Death. God? I would go to a small gold dome church, put a candle and whisper, “Forgive me, I know that I’m sinful…”, that was it. It was my God and my faith. Suddenly I woke up, as if somebody pushed my shoulder. Yesterday I fell asleep right at the table. There was a bottle of vodka I started yesterday. I drink hoping to forget everything. No use. My head is full of thoughts, death, death, death… it seemed like death itself gave me to drink. There is a road, we go to Kiev again. I have a second chemotherapy. I decided to fight. Nadya keeps telling me about God.

She was speaking about Him with such love. Something moved in my heart, and it opened for hope. Hope was my last straw. Night. I walked along the corridor. I went out to the park near the hospital. Silence. Cool night air. I sat on a bench, put my hands and started talking to Him. It is easy to guess what I was asking Him. I asked for miracle, for healing, but if it is time to die, I wanted to die fast and without pain not to be a burden for my family. Thus every night I went outside to talk to God. After my son Sasha came from voyage, because he is a sailor, he started taking me to services at Kiev congregation.

For a long time I was very stubborn, “What is going on here? Everybody is running, yelling, dancing, jumping. Probably it is a sect! No way!!! We are orthodox people!” But my son with his wife does not let me go, every Saturday their car brings me to their Shabbat services. Once, at one of the services Holy Spirit started healing cancer diseases. Rabbi said so. I did not have much faith, but I came to Rabbi to pray. His warm hand touched my head. I do not exactly remember his words but after I heard “will you deny God if He does not heal you?”, I firmly said “No”.

A car was hopping along a rural bumpy road.

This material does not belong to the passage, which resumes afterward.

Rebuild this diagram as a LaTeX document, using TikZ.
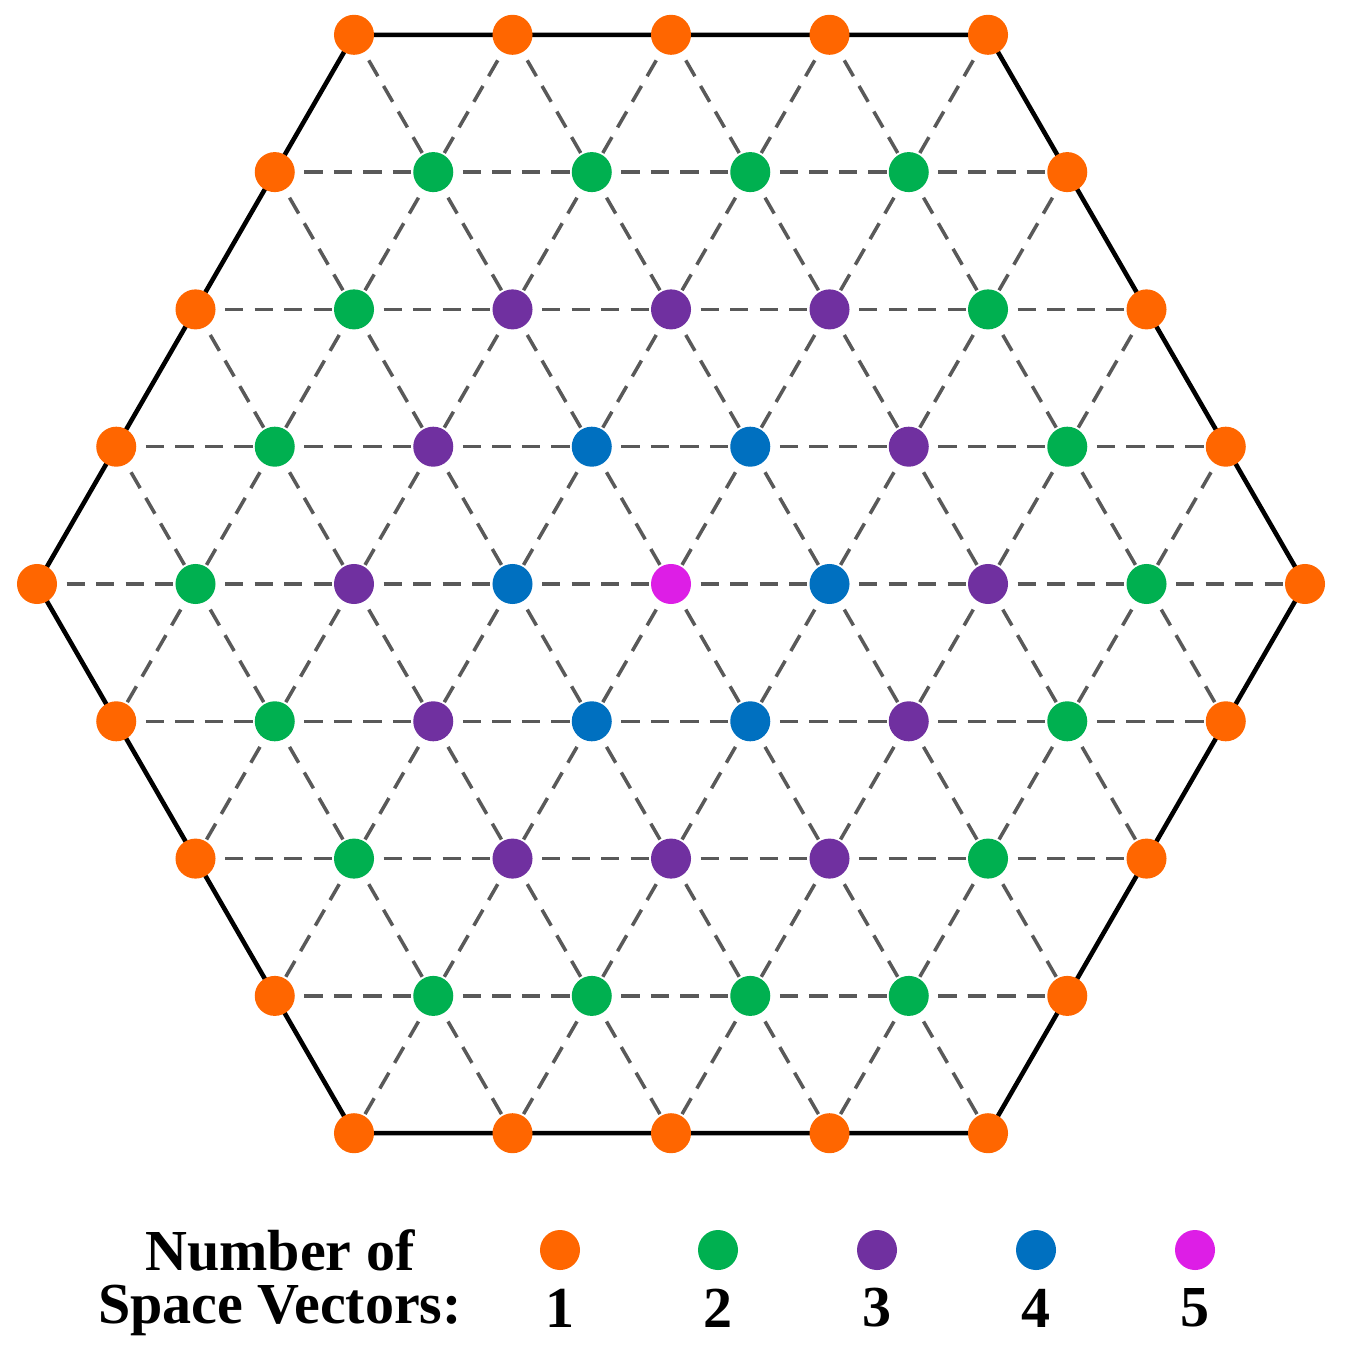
\documentclass[tikz,border=0pt]{standalone}
\usepackage{fontspec}
\setmainfont{Liberation Serif}
\definecolor{c1}{HTML}{FF6600}
\definecolor{c2}{HTML}{00B050}
\definecolor{c3}{HTML}{7030A0}
\definecolor{c4}{HTML}{0070C0}
\definecolor{c5}{HTML}{DD1EE6}
\begin{document}
\begin{tikzpicture}[x=0.01cm,y=-0.01cm,
  dot/.style={circle,fill=#1,inner sep=0pt,minimum size=40\pgflinewidth/1pt*0.01cm},
  pdot/.style={circle,fill=#1,inner sep=0pt,minimum size=0.4cm},
  lat/.style={draw=black!65,line width=1pt,dash pattern=on 5.2pt off 3.2pt},
  bnd/.style={draw=black,line width=1.3pt},
  lbl/.style={font=\bfseries\fontsize{16.5pt}{17pt}\selectfont,inner sep=0pt}]
\useasboundingbox (0,0) rectangle (1344,1355);
% coordinates
\foreach \q in {-4,...,4}{
  \foreach \r in {-4,...,4}{
    \pgfmathtruncatemacro\d{max(abs(\q),abs(\r),abs(\q+\r))}
    \ifnum\d<5
      \coordinate (p\q_\r) at ({671+158.5*(\q+\r/2)},{584+137.3*\r});
    \fi
  }
}
% dashed edges
\foreach \q in {-4,...,4}{
  \foreach \r in {-4,...,4}{
    \pgfmathtruncatemacro\d{max(abs(\q),abs(\r),abs(\q+\r))}
    \ifnum\d<5
      \foreach \dq/\dr in {1/0,0/1,-1/1}{
        \pgfmathtruncatemacro\nq{\q+\dq}
        \pgfmathtruncatemacro\nr{\r+\dr}
        \pgfmathtruncatemacro\nd{max(abs(\nq),abs(\nr),abs(\nq+\nr))}
        \pgfmathtruncatemacro\both{(\d==4)&&(\nd==4)}
        \ifnum\nd<5 \ifnum\both=0
          \draw[lat] (p\q_\r) -- (p\nq_\nr);
        \fi\fi
      }
    \fi
  }
}
% boundary
\draw[bnd] (p0_-4) -- (p4_-4) -- (p4_0) -- (p0_4) -- (p-4_4) -- (p-4_0) -- cycle;
% dots
\foreach \q in {-4,...,4}{
  \foreach \r in {-4,...,4}{
    \pgfmathtruncatemacro\d{max(abs(\q),abs(\r),abs(\q+\r))}
    \ifnum\d<5
      \pgfmathtruncatemacro\k{5-\d}
      \node[pdot=c\k] (n\q_\r) at (p\q_\r) {};
    \fi
  }
}
% legend
\node[lbl,align=center] (leg) at (280,1283) {Number of\\[-2pt]Space Vectors:};
\foreach \i/\x in {1/560,2/718,3/877,4/1036,5/1195}{
  \node[pdot=c\i] (l\i) at (\x,1250) {};
  \node[lbl] (t\i) at (\x,1308) {\i};
}
\end{tikzpicture}
\end{document}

Sasha drove me home and my daughter in law kept talking about her love and trust to God. Suddenly the scenery got blurry and streams of the salty tears gushed out of my eyes. This familiar feeling of hope, faith and love was born in me again. That day at Shabbat service I really accepted God of Israel as my personal God, and Yeshua as my Lord and Savior. I know that He came into my life by His great mercy, not by my efforts. Now, I did not ask for healing from cancer, I just wanted the stream of His love keep flowing and flowing through my life. I was waiting with anticipation for every Saturday.

Dancing and a joyful worship started to be very pleasant for me. Anxiety, uneasy thoughts, fear and anger left my life. I talked to Him about life and death even more often than I talked to myself. I was talking with Him about Him. These conversations were very fascinating. You stop noticing time and pain. God draws you and leads you. Thus, drawing me close to Him and leading me, He protected my life from evil. Rabbi asked us at Shabbat service, “Check please, those who had tumors, do you still have them? ”. My son smiled. The time of my miracle has come. My God! Here is it? Where is that lump I had in my chest? Where is that stone willing to crash my life? What a miracle! Miracle! I am healed!

Praise God for He is good and His mercy endures forever!

P.S. Doctors diagnosed me again and stated that tumor decreased 85 per cent. Three months later they proved my complete healing. Now I am healthy! It is so wonderful! But the most important thing is that walking through the valley of death I opened springs of water, springs of God’s love, springs of my Savior.